While we are at a stage in society where religious belief is disfavored, often ridiculed, the free exercise of one’s religion remains a right protected by the First Amendment. This is not a subterfuge for non-religious animus, but simply a faith-based view. And it comes from a shelter seeking to do good work within the framework of its religious beliefs. Nonetheless, elevation of the rights of transgender people, as more vulnerable and more worthy of protection than religious beliefs or the protection of battered women, gives rise to this untenable conflict of rights.

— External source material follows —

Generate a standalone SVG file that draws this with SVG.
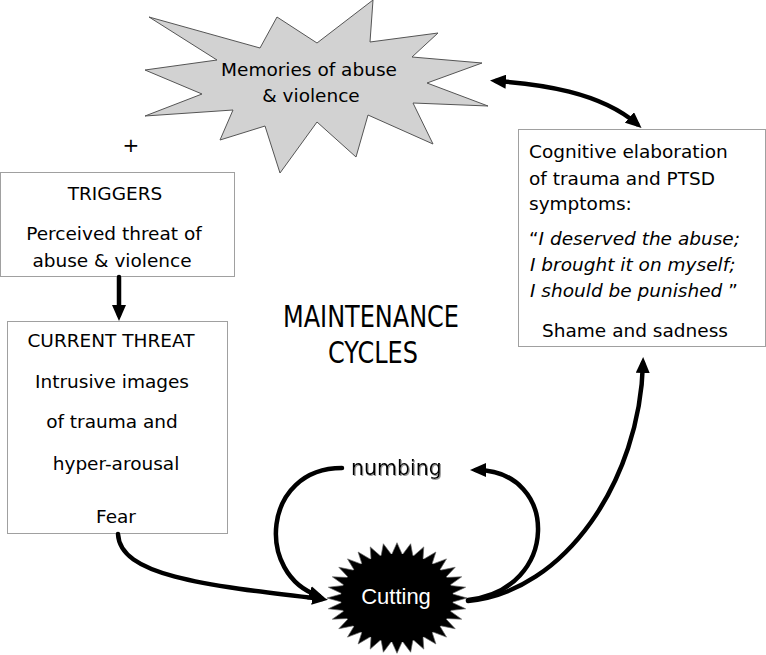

But placing the shelter’s lawyer in the line of fire for his advocacy on behalf of his client creates a scenario that impacts the ability to argue the cause. Granted, this is about public extra-judicial statements, the use of his arguments on behalf of the Downtown Hope Center to explain to the public his position on an issue of significant public importance, but that too is part of advocacy. More to the point, if legal arguments exposed to sunshine can place a lawyer in jeopardy, the chilling effect on taking cases, on zealously arguing the client’s cause, will certainly have a negative impact on the right to representation.
You don’t have to agree with Clarkson’s arguments, with Downtown Hope Center’s faith-based policies or the fundamental right of free exercise of religion coming ahead of the more fashionable right of gender identity, but if there is no ability to zealously argue the case without fear of accusation, then the outcome is a foregone conclusion. That’s intolerable.